───── Material provided

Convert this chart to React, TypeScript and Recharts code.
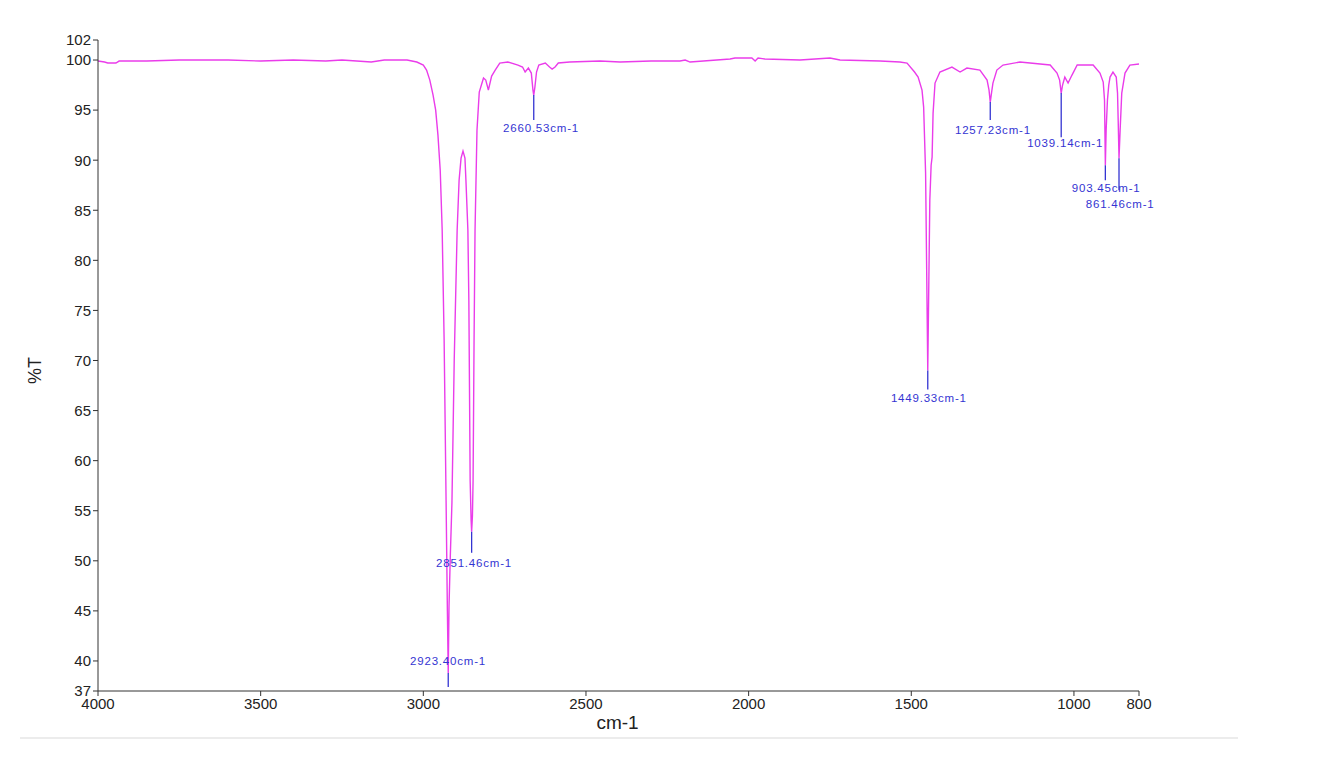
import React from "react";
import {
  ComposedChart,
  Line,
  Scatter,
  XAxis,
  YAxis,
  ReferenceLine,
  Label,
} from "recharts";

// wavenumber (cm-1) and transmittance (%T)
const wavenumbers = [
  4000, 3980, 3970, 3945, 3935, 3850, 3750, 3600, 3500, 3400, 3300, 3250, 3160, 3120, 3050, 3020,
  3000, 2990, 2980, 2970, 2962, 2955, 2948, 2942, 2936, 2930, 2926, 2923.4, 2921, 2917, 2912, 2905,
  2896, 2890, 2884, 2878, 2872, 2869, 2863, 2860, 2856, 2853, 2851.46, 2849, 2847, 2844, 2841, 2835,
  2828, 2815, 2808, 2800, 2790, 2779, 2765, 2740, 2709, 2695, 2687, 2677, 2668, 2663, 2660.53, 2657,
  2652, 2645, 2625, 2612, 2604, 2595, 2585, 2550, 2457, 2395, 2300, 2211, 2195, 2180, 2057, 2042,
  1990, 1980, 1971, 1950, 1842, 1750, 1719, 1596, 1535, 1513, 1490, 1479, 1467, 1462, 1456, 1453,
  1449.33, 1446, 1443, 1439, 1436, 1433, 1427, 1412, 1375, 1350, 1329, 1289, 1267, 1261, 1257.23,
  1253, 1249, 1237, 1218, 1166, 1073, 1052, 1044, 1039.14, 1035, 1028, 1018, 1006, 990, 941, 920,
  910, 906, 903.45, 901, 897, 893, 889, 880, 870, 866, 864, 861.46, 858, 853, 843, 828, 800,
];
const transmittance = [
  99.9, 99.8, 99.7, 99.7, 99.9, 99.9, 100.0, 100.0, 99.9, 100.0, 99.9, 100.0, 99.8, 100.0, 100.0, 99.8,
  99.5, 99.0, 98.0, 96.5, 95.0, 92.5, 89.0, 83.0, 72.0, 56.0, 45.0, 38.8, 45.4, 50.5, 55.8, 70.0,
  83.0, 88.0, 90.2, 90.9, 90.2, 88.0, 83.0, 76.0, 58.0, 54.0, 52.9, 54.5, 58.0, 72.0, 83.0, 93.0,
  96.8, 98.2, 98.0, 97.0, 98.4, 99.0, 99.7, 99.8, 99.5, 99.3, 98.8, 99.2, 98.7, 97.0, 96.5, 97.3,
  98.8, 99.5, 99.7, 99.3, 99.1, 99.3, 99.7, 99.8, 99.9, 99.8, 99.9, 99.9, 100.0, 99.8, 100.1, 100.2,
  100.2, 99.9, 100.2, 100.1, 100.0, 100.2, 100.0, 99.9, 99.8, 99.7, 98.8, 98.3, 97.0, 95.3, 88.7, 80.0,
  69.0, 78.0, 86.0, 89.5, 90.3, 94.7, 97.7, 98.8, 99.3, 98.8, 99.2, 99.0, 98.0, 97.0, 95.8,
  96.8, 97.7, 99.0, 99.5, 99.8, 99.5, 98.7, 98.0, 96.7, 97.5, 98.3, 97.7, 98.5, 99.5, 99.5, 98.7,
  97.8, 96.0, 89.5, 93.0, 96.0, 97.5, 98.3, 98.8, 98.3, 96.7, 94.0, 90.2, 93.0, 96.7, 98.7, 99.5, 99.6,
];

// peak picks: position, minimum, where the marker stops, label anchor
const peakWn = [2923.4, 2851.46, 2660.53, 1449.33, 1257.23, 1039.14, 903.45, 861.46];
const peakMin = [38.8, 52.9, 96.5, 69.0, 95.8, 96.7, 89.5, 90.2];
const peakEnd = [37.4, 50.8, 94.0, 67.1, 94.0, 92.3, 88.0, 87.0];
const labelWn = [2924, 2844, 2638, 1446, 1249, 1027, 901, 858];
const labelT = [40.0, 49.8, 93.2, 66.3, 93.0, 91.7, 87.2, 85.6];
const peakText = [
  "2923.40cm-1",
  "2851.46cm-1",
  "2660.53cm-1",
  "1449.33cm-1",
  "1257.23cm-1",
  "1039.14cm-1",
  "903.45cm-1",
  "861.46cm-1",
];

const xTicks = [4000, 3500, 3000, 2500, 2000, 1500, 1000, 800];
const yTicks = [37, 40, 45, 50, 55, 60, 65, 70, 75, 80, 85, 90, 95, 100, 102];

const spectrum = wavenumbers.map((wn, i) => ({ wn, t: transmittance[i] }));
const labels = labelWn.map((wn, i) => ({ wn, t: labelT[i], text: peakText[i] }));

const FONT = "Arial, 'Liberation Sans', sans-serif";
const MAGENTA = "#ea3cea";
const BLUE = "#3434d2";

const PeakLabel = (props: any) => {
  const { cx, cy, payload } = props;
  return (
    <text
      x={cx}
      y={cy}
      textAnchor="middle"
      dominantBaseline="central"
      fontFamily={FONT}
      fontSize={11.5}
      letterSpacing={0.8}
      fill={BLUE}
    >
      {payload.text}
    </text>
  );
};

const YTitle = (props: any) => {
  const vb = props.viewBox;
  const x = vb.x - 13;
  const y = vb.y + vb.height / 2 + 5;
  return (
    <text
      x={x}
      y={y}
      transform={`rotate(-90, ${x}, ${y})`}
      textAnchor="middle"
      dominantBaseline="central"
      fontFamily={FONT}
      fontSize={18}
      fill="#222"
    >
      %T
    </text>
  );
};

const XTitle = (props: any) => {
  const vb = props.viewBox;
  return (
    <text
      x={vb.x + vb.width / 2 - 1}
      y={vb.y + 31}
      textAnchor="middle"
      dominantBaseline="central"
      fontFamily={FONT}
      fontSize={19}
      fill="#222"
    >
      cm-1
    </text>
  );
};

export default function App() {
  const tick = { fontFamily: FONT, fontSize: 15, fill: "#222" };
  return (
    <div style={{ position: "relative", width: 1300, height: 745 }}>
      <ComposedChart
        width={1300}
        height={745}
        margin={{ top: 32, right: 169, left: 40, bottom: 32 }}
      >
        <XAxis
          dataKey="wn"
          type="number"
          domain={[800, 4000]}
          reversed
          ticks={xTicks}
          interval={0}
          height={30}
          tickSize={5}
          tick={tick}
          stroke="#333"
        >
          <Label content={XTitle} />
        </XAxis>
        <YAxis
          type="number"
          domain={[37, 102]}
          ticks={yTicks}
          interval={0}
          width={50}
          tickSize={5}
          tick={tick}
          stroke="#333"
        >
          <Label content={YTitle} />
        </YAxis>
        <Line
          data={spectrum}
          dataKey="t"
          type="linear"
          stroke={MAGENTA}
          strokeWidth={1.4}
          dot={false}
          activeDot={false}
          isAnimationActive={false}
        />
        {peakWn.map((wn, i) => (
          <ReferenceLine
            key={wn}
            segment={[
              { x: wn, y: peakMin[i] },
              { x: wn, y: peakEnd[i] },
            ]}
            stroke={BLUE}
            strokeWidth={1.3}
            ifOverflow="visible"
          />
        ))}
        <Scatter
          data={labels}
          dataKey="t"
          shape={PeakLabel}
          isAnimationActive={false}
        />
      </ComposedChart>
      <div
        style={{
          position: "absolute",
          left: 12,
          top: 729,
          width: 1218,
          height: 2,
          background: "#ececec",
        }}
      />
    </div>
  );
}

──────────

- **What needs to be done**:
Quote the material word for word, dropping any images it holds.

- **Reply to the task**:
Convert this chart to React, TypeScript and Recharts code.
import React from "react";
import {
  ComposedChart,
  Line,
  Scatter,
  XAxis,
  YAxis,
  ReferenceLine,
  Label,
} from "recharts";

// wavenumber (cm-1) and transmittance (%T)
const wavenumbers = [
  4000, 3980, 3970, 3945, 3935, 3850, 3750, 3600, 3500, 3400, 3300, 3250, 3160, 3120, 3050, 3020,
  3000, 2990, 2980, 2970, 2962, 2955, 2948, 2942, 2936, 2930, 2926, 2923.4, 2921, 2917, 2912, 2905,
  2896, 2890, 2884, 2878, 2872, 2869, 2863, 2860, 2856, 2853, 2851.46, 2849, 2847, 2844, 2841, 2835,
  2828, 2815, 2808, 2800, 2790, 2779, 2765, 2740, 2709, 2695, 2687, 2677, 2668, 2663, 2660.53, 2657,
  2652, 2645, 2625, 2612, 2604, 2595, 2585, 2550, 2457, 2395, 2300, 2211, 2195, 2180, 2057, 2042,
  1990, 1980, 1971, 1950, 1842, 1750, 1719, 1596, 1535, 1513, 1490, 1479, 1467, 1462, 1456, 1453,
  1449.33, 1446, 1443, 1439, 1436, 1433, 1427, 1412, 1375, 1350, 1329, 1289, 1267, 1261, 1257.23,
  1253, 1249, 1237, 1218, 1166, 1073, 1052, 1044, 1039.14, 1035, 1028, 1018, 1006, 990, 941, 920,
  910, 906, 903.45, 901, 897, 893, 889, 880, 870, 866, 864, 861.46, 858, 853, 843, 828, 800,
];
const transmittance = [
  99.9, 99.8, 99.7, 99.7, 99.9, 99.9, 100.0, 100.0, 99.9, 100.0, 99.9, 100.0, 99.8, 100.0, 100.0, 99.8,
  99.5, 99.0, 98.0, 96.5, 95.0, 92.5, 89.0, 83.0, 72.0, 56.0, 45.0, 38.8, 45.4, 50.5, 55.8, 70.0,
  83.0, 88.0, 90.2, 90.9, 90.2, 88.0, 83.0, 76.0, 58.0, 54.0, 52.9, 54.5, 58.0, 72.0, 83.0, 93.0,
  96.8, 98.2, 98.0, 97.0, 98.4, 99.0, 99.7, 99.8, 99.5, 99.3, 98.8, 99.2, 98.7, 97.0, 96.5, 97.3,
  98.8, 99.5, 99.7, 99.3, 99.1, 99.3, 99.7, 99.8, 99.9, 99.8, 99.9, 99.9, 100.0, 99.8, 100.1, 100.2,
  100.2, 99.9, 100.2, 100.1, 100.0, 100.2, 100.0, 99.9, 99.8, 99.7, 98.8, 98.3, 97.0, 95.3, 88.7, 80.0,
  69.0, 78.0, 86.0, 89.5, 90.3, 94.7, 97.7, 98.8, 99.3, 98.8, 99.2, 99.0, 98.0, 97.0, 95.8,
  96.8, 97.7, 99.0, 99.5, 99.8, 99.5, 98.7, 98.0, 96.7, 97.5, 98.3, 97.7, 98.5, 99.5, 99.5, 98.7,
  97.8, 96.0, 89.5, 93.0, 96.0, 97.5, 98.3, 98.8, 98.3, 96.7, 94.0, 90.2, 93.0, 96.7, 98.7, 99.5, 99.6,
];

// peak picks: position, minimum, where the marker stops, label anchor
const peakWn = [2923.4, 2851.46, 2660.53, 1449.33, 1257.23, 1039.14, 903.45, 861.46];
const peakMin = [38.8, 52.9, 96.5, 69.0, 95.8, 96.7, 89.5, 90.2];
const peakEnd = [37.4, 50.8, 94.0, 67.1, 94.0, 92.3, 88.0, 87.0];
const labelWn = [2924, 2844, 2638, 1446, 1249, 1027, 901, 858];
const labelT = [40.0, 49.8, 93.2, 66.3, 93.0, 91.7, 87.2, 85.6];
const peakText = [
  "2923.40cm-1",
  "2851.46cm-1",
  "2660.53cm-1",
  "1449.33cm-1",
  "1257.23cm-1",
  "1039.14cm-1",
  "903.45cm-1",
  "861.46cm-1",
];

const xTicks = [4000, 3500, 3000, 2500, 2000, 1500, 1000, 800];
const yTicks = [37, 40, 45, 50, 55, 60, 65, 70, 75, 80, 85, 90, 95, 100, 102];

const spectrum = wavenumbers.map((wn, i) => ({ wn, t: transmittance[i] }));
const labels = labelWn.map((wn, i) => ({ wn, t: labelT[i], text: peakText[i] }));

const FONT = "Arial, 'Liberation Sans', sans-serif";
const MAGENTA = "#ea3cea";
const BLUE = "#3434d2";

const PeakLabel = (props: any) => {
  const { cx, cy, payload } = props;
  return (
    <text
      x={cx}
      y={cy}
      textAnchor="middle"
      dominantBaseline="central"
      fontFamily={FONT}
      fontSize={11.5}
      letterSpacing={0.8}
      fill={BLUE}
    >
      {payload.text}
    </text>
  );
};

const YTitle = (props: any) => {
  const vb = props.viewBox;
  const x = vb.x - 13;
  const y = vb.y + vb.height / 2 + 5;
  return (
    <text
      x={x}
      y={y}
      transform={`rotate(-90, ${x}, ${y})`}
      textAnchor="middle"
      dominantBaseline="central"
      fontFamily={FONT}
      fontSize={18}
      fill="#222"
    >
      %T
    </text>
  );
};

const XTitle = (props: any) => {
  const vb = props.viewBox;
  return (
    <text
      x={vb.x + vb.width / 2 - 1}
      y={vb.y + 31}
      textAnchor="middle"
      dominantBaseline="central"
      fontFamily={FONT}
      fontSize={19}
      fill="#222"
    >
      cm-1
    </text>
  );
};

export default function App() {
  const tick = { fontFamily: FONT, fontSize: 15, fill: "#222" };
  return (
    <div style={{ position: "relative", width: 1300, height: 745 }}>
      <ComposedChart
        width={1300}
        height={745}
        margin={{ top: 32, right: 169, left: 40, bottom: 32 }}
      >
        <XAxis
          dataKey="wn"
          type="number"
          domain={[800, 4000]}
          reversed
          ticks={xTicks}
          interval={0}
          height={30}
          tickSize={5}
          tick={tick}
          stroke="#333"
        >
          <Label content={XTitle} />
        </XAxis>
        <YAxis
          type="number"
          domain={[37, 102]}
          ticks={yTicks}
          interval={0}
          width={50}
          tickSize={5}
          tick={tick}
          stroke="#333"
        >
          <Label content={YTitle} />
        </YAxis>
        <Line
          data={spectrum}
          dataKey="t"
          type="linear"
          stroke={MAGENTA}
          strokeWidth={1.4}
          dot={false}
          activeDot={false}
          isAnimationActive={false}
        />
        {peakWn.map((wn, i) => (
          <ReferenceLine
            key={wn}
            segment={[
              { x: wn, y: peakMin[i] },
              { x: wn, y: peakEnd[i] },
            ]}
            stroke={BLUE}
            strokeWidth={1.3}
            ifOverflow="visible"
          />
        ))}
        <Scatter
          data={labels}
          dataKey="t"
          shape={PeakLabel}
          isAnimationActive={false}
        />
      </ComposedChart>
      <div
        style={{
          position: "absolute",
          left: 12,
          top: 729,
          width: 1218,
          height: 2,
          background: "#ececec",
        }}
      />
    </div>
  );
}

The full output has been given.